• **DIRECTIVE**: Give the listing again exactly, omitting its images.

- - - - - - -

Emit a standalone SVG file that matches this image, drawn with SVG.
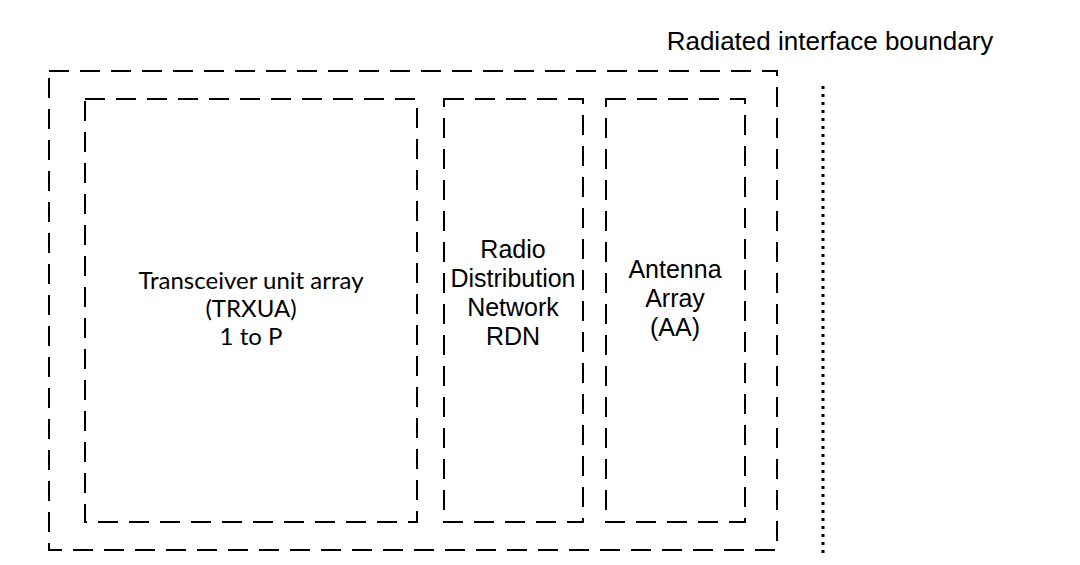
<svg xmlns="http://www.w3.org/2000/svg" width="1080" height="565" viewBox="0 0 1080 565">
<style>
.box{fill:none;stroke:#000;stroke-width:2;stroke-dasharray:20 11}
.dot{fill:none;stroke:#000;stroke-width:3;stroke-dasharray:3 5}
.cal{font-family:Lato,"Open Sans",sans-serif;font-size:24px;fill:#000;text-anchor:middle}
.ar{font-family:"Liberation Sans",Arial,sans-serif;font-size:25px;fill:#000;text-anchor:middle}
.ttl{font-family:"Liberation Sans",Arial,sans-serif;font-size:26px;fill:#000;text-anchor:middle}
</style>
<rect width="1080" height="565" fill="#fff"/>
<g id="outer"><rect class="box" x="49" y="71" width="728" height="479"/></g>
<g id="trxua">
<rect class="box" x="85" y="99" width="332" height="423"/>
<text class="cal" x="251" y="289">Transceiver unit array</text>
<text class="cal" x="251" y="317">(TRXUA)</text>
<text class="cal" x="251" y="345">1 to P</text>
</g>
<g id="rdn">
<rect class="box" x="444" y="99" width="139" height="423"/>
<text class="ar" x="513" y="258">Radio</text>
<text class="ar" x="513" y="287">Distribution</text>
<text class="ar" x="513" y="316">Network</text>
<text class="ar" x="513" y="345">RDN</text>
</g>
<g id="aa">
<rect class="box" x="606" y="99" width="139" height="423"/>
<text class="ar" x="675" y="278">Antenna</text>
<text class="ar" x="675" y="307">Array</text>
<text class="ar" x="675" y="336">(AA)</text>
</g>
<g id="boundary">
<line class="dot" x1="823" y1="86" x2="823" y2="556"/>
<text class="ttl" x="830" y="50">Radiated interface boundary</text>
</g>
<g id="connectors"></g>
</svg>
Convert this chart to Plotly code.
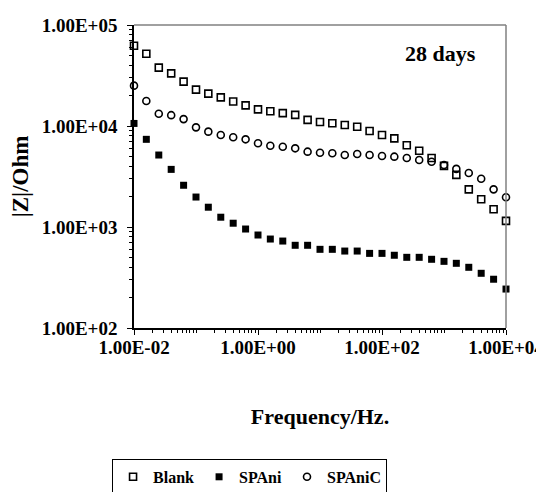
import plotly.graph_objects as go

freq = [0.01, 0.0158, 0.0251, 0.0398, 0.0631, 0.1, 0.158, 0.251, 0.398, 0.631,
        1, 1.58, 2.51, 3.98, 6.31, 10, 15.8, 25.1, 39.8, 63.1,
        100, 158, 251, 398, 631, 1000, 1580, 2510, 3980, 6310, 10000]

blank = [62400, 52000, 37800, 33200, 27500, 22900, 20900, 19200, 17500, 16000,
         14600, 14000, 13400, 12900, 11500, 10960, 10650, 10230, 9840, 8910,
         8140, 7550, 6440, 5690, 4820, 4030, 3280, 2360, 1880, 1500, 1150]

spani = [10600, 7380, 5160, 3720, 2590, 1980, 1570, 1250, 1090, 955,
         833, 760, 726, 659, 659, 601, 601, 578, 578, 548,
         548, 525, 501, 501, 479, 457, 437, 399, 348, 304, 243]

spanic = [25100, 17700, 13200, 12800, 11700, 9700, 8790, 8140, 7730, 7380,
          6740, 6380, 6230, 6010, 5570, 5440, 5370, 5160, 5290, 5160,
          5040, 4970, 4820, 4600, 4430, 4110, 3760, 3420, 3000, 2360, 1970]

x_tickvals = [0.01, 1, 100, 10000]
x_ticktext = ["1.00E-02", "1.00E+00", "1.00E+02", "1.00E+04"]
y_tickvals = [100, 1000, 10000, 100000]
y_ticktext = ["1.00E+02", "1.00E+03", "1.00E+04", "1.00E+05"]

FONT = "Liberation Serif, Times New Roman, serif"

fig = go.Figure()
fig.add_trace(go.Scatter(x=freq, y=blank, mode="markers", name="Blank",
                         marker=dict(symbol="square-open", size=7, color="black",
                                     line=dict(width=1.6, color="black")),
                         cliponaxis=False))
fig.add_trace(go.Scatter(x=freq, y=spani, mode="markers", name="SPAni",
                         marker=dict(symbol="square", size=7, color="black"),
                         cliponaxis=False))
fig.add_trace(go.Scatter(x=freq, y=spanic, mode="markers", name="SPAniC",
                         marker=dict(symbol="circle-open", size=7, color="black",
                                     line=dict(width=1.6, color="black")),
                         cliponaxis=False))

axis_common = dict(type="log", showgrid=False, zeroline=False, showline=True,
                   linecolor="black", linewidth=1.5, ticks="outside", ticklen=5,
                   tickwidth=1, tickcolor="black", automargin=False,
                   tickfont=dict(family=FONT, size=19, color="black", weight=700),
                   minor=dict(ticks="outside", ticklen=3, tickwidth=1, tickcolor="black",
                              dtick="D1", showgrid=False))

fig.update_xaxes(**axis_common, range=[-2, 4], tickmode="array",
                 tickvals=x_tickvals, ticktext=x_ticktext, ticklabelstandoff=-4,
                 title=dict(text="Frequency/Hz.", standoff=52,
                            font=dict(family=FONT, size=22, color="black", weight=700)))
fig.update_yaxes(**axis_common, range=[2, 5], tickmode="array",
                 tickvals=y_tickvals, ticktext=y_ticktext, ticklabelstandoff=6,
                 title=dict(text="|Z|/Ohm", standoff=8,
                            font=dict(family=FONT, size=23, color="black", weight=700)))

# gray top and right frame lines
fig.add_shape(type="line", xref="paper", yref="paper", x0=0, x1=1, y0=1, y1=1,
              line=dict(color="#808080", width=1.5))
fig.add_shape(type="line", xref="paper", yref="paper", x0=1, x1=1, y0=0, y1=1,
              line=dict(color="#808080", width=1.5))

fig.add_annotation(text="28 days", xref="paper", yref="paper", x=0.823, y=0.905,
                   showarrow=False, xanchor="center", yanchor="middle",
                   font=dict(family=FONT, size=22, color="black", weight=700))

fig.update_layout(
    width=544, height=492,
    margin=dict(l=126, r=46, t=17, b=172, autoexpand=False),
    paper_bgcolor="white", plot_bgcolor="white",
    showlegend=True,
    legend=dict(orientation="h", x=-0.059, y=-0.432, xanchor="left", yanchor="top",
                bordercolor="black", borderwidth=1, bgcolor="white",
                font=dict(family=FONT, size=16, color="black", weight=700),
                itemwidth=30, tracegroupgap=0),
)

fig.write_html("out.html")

- - - - - - -

• **THE COMPLETED TASK**:
Emit a standalone SVG file that matches this image, drawn with SVG.
<svg xmlns="http://www.w3.org/2000/svg" width="1080" height="565" viewBox="0 0 1080 565">
<style>
.box{fill:none;stroke:#000;stroke-width:2;stroke-dasharray:20 11}
.dot{fill:none;stroke:#000;stroke-width:3;stroke-dasharray:3 5}
.cal{font-family:Lato,"Open Sans",sans-serif;font-size:24px;fill:#000;text-anchor:middle}
.ar{font-family:"Liberation Sans",Arial,sans-serif;font-size:25px;fill:#000;text-anchor:middle}
.ttl{font-family:"Liberation Sans",Arial,sans-serif;font-size:26px;fill:#000;text-anchor:middle}
</style>
<rect width="1080" height="565" fill="#fff"/>
<g id="outer"><rect class="box" x="49" y="71" width="728" height="479"/></g>
<g id="trxua">
<rect class="box" x="85" y="99" width="332" height="423"/>
<text class="cal" x="251" y="289">Transceiver unit array</text>
<text class="cal" x="251" y="317">(TRXUA)</text>
<text class="cal" x="251" y="345">1 to P</text>
</g>
<g id="rdn">
<rect class="box" x="444" y="99" width="139" height="423"/>
<text class="ar" x="513" y="258">Radio</text>
<text class="ar" x="513" y="287">Distribution</text>
<text class="ar" x="513" y="316">Network</text>
<text class="ar" x="513" y="345">RDN</text>
</g>
<g id="aa">
<rect class="box" x="606" y="99" width="139" height="423"/>
<text class="ar" x="675" y="278">Antenna</text>
<text class="ar" x="675" y="307">Array</text>
<text class="ar" x="675" y="336">(AA)</text>
</g>
<g id="boundary">
<line class="dot" x1="823" y1="86" x2="823" y2="556"/>
<text class="ttl" x="830" y="50">Radiated interface boundary</text>
</g>
<g id="connectors"></g>
</svg>
Convert this chart to Plotly code.
import plotly.graph_objects as go

freq = [0.01, 0.0158, 0.0251, 0.0398, 0.0631, 0.1, 0.158, 0.251, 0.398, 0.631,
        1, 1.58, 2.51, 3.98, 6.31, 10, 15.8, 25.1, 39.8, 63.1,
        100, 158, 251, 398, 631, 1000, 1580, 2510, 3980, 6310, 10000]

blank = [62400, 52000, 37800, 33200, 27500, 22900, 20900, 19200, 17500, 16000,
         14600, 14000, 13400, 12900, 11500, 10960, 10650, 10230, 9840, 8910,
         8140, 7550, 6440, 5690, 4820, 4030, 3280, 2360, 1880, 1500, 1150]

spani = [10600, 7380, 5160, 3720, 2590, 1980, 1570, 1250, 1090, 955,
         833, 760, 726, 659, 659, 601, 601, 578, 578, 548,
         548, 525, 501, 501, 479, 457, 437, 399, 348, 304, 243]

spanic = [25100, 17700, 13200, 12800, 11700, 9700, 8790, 8140, 7730, 7380,
          6740, 6380, 6230, 6010, 5570, 5440, 5370, 5160, 5290, 5160,
          5040, 4970, 4820, 4600, 4430, 4110, 3760, 3420, 3000, 2360, 1970]

x_tickvals = [0.01, 1, 100, 10000]
x_ticktext = ["1.00E-02", "1.00E+00", "1.00E+02", "1.00E+04"]
y_tickvals = [100, 1000, 10000, 100000]
y_ticktext = ["1.00E+02", "1.00E+03", "1.00E+04", "1.00E+05"]

FONT = "Liberation Serif, Times New Roman, serif"

fig = go.Figure()
fig.add_trace(go.Scatter(x=freq, y=blank, mode="markers", name="Blank",
                         marker=dict(symbol="square-open", size=7, color="black",
                                     line=dict(width=1.6, color="black")),
                         cliponaxis=False))
fig.add_trace(go.Scatter(x=freq, y=spani, mode="markers", name="SPAni",
                         marker=dict(symbol="square", size=7, color="black"),
                         cliponaxis=False))
fig.add_trace(go.Scatter(x=freq, y=spanic, mode="markers", name="SPAniC",
                         marker=dict(symbol="circle-open", size=7, color="black",
                                     line=dict(width=1.6, color="black")),
                         cliponaxis=False))

axis_common = dict(type="log", showgrid=False, zeroline=False, showline=True,
                   linecolor="black", linewidth=1.5, ticks="outside", ticklen=5,
                   tickwidth=1, tickcolor="black", automargin=False,
                   tickfont=dict(family=FONT, size=19, color="black", weight=700),
                   minor=dict(ticks="outside", ticklen=3, tickwidth=1, tickcolor="black",
                              dtick="D1", showgrid=False))

fig.update_xaxes(**axis_common, range=[-2, 4], tickmode="array",
                 tickvals=x_tickvals, ticktext=x_ticktext, ticklabelstandoff=-4,
                 title=dict(text="Frequency/Hz.", standoff=52,
                            font=dict(family=FONT, size=22, color="black", weight=700)))
fig.update_yaxes(**axis_common, range=[2, 5], tickmode="array",
                 tickvals=y_tickvals, ticktext=y_ticktext, ticklabelstandoff=6,
                 title=dict(text="|Z|/Ohm", standoff=8,
                            font=dict(family=FONT, size=23, color="black", weight=700)))

# gray top and right frame lines
fig.add_shape(type="line", xref="paper", yref="paper", x0=0, x1=1, y0=1, y1=1,
              line=dict(color="#808080", width=1.5))
fig.add_shape(type="line", xref="paper", yref="paper", x0=1, x1=1, y0=0, y1=1,
              line=dict(color="#808080", width=1.5))

fig.add_annotation(text="28 days", xref="paper", yref="paper", x=0.823, y=0.905,
                   showarrow=False, xanchor="center", yanchor="middle",
                   font=dict(family=FONT, size=22, color="black", weight=700))

fig.update_layout(
    width=544, height=492,
    margin=dict(l=126, r=46, t=17, b=172, autoexpand=False),
    paper_bgcolor="white", plot_bgcolor="white",
    showlegend=True,
    legend=dict(orientation="h", x=-0.059, y=-0.432, xanchor="left", yanchor="top",
                bordercolor="black", borderwidth=1, bgcolor="white",
                font=dict(family=FONT, size=16, color="black", weight=700),
                itemwidth=30, tracegroupgap=0),
)

fig.write_html("out.html")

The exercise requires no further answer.